I laughed because that would be so like me, torching shit and then cartooning it.

“Yeah that’s what I said,” B agreed. “The handwriting and the people drawing match all the scribbles she hands out to staff but the LT wouldn’t do shit about it.” I knew the lieutenant he named. She’s a royal bitch and, if the next fire proved anything, a work-shy bitch, too.

“So she didn’t file a police report or anything?” I asked B who was muttering something about lazy cunts.


“Then what’d she do with it?”

“Threw it away,” he announced.

“You’re kidding me.”


“Oh, okay,” I told him. What else could I say?

I almost forgot about My Next Fire until my next encounter with B when his rotation schedule brought him back into my housing unit about six months later.

“Bozelko, you know your cellie’s back.”

“Of course she is,” I conceded.
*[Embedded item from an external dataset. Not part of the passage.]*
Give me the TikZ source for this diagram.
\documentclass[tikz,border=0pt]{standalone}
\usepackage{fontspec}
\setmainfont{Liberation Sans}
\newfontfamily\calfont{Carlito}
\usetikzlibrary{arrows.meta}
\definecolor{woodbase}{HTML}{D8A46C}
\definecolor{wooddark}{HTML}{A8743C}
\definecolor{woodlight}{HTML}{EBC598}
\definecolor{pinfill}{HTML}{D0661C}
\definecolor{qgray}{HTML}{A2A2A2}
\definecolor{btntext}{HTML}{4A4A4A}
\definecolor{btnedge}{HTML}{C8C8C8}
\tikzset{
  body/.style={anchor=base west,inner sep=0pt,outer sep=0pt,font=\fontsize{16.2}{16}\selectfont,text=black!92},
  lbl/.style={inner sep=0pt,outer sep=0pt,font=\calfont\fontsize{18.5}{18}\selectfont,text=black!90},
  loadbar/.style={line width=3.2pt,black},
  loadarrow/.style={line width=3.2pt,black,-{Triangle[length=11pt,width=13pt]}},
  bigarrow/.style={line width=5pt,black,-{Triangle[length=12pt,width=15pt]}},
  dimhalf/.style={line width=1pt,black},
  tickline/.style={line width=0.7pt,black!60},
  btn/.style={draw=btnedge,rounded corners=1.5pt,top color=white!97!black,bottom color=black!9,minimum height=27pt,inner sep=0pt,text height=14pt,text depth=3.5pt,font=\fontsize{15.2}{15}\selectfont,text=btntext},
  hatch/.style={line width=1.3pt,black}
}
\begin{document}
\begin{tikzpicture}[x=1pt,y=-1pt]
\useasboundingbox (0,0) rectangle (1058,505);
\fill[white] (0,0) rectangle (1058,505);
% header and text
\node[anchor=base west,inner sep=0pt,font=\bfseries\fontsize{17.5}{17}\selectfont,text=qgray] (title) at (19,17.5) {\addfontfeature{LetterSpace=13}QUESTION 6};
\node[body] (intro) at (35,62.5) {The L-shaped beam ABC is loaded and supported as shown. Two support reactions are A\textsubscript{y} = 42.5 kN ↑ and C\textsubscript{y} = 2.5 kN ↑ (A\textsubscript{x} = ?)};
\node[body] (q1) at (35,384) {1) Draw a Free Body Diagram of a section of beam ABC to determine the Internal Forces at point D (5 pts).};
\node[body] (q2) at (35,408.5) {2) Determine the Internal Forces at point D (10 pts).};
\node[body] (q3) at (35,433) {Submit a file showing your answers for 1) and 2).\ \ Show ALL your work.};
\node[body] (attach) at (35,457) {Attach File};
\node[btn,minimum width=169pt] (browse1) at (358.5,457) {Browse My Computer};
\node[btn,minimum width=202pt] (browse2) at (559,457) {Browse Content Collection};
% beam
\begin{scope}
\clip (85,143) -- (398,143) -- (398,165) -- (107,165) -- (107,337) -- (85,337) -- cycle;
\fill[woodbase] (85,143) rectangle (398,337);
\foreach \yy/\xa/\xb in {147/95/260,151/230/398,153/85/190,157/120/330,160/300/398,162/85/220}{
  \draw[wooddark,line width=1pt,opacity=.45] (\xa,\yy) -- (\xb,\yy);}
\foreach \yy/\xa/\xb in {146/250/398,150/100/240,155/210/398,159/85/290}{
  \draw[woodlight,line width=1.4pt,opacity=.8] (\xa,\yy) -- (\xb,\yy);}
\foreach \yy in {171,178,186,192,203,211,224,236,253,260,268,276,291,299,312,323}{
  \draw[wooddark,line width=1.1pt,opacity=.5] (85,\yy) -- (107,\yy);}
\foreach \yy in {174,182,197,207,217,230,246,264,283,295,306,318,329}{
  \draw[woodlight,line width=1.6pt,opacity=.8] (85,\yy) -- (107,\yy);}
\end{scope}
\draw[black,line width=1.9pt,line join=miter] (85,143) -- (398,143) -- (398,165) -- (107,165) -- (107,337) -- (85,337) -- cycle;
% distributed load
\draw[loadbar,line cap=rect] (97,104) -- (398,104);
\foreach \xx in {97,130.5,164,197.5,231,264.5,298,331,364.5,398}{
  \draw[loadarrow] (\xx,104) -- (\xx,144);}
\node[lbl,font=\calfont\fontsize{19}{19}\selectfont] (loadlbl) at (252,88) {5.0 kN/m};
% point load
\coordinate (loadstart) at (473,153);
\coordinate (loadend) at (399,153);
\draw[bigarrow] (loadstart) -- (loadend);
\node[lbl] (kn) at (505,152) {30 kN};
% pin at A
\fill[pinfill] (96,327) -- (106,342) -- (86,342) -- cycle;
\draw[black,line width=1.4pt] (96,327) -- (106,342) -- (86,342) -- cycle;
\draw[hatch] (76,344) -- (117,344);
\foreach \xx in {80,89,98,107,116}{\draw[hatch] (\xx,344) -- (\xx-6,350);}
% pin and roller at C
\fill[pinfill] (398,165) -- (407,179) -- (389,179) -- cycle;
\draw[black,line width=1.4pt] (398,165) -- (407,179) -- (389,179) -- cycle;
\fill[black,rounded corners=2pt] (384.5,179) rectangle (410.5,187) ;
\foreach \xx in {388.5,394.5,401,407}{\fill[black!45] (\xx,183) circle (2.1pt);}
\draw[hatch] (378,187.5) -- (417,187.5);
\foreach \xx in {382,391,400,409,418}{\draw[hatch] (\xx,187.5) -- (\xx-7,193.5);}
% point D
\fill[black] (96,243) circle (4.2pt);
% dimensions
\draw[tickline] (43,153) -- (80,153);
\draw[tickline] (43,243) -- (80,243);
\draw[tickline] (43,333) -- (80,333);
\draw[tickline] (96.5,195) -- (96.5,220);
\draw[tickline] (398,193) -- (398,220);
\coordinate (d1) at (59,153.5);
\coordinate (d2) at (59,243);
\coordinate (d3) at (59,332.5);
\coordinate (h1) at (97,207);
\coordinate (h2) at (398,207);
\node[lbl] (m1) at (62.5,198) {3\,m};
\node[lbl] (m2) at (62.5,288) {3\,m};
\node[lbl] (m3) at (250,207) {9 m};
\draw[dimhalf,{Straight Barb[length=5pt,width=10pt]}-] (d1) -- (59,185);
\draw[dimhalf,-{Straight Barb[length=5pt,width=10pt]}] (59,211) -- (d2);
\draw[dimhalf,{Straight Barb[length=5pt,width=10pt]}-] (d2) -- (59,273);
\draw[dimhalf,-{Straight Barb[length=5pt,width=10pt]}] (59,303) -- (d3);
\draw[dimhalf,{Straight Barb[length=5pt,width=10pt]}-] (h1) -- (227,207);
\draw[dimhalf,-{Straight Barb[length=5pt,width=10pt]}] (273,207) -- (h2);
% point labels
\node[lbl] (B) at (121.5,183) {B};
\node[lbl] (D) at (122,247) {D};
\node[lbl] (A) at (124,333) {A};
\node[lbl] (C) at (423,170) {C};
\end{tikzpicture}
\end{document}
York’s recidivism rate close to 90%, so I hear that all the time. “Which one? Who exactly are we talking about?” He told me it was Lillian.

“My Next Fire?”

“Yep. Burned down the facility where she was living. It’s like a bunch of small buildings.”

A village.

“Was anyone hurt?” I asked, shocked, a little.
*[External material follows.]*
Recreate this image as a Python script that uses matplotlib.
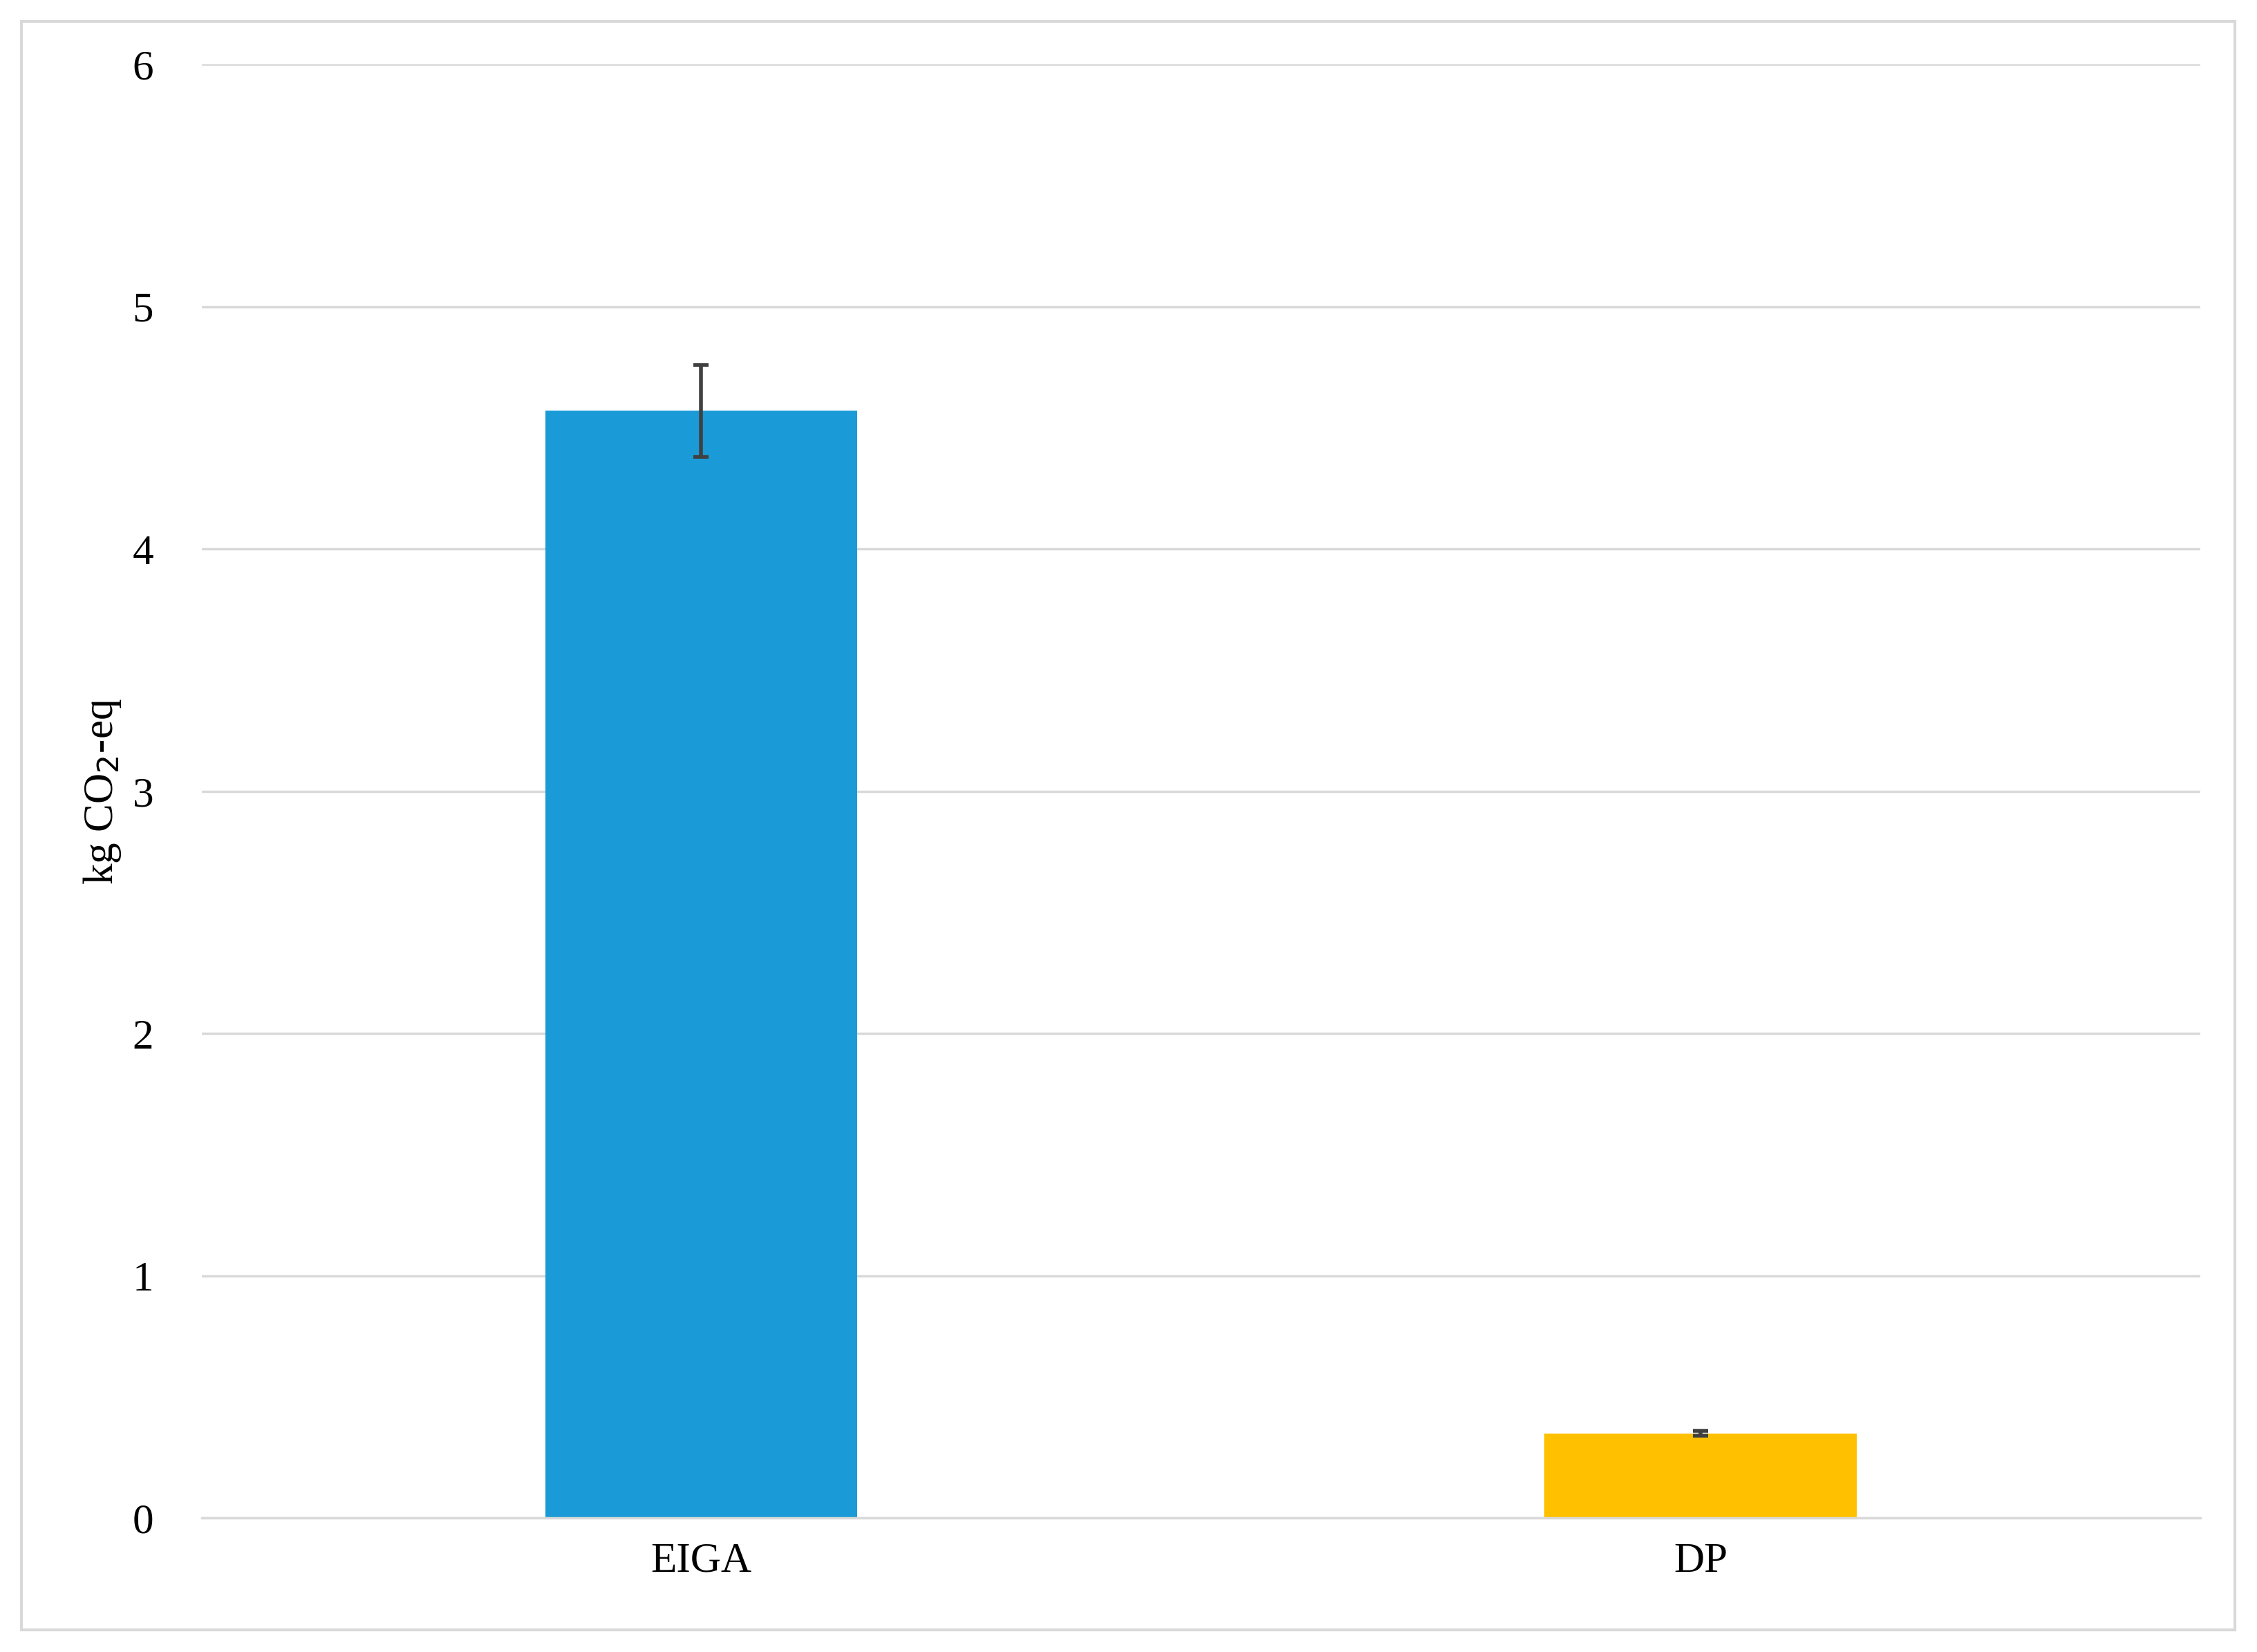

“No, but a bunch of the other residents living with her lost their housing. Almost a million in damages.” B informed me as he took the three o’clock headcount.

“And that lieutenant never told the police anything about the drawing, did she?” I asked, knowing the answer.

“No, but I did. I called a buddy of mine who’s a State Trooper and told him. They picked her up two days ago.”

Now Lillian sits here and will likely serve fifteen years. Like mine, her parents are elderly and they will probably pass before she leaves. People have little sympathy for her but feel for her parents. Their pain, like the fire, was totally preventable. If only the lieutenant made a report, maybe someone would have kept better watch on Lillian and she never would have found that lighter. Maybe Lillian would have been unable to force people into homelessness, would have been unable to burden arson investigators with more work, would have kept an insurance adjuster from cutting a big check. Maybe with a bit more supervision before her next fire -once the lieutenant had reported it – Lillian would be OK right now. Instead, she’s here. Again. And all of it could have been stopped because she telegraphed her next offense and everyone with the power to prevent was too unconcerned to do anything about it.


I rarely see Lillian but when I do, she has a drawing in hand, approaching a guard, thinking everything is going to be fine and she will be out soon. She won’t. I don’t know if anyone told her but she’s as destroyed as the village.

“Chandra! I wanna be your roommate again! I’m gonna talk to a lieutenant about it!” she shouted and waved to me as I passed her on the walkway returning from work.

“Oh, okay. We’ll see,” I assured her. I think I’ll be gone before the lieutenant can arrange it.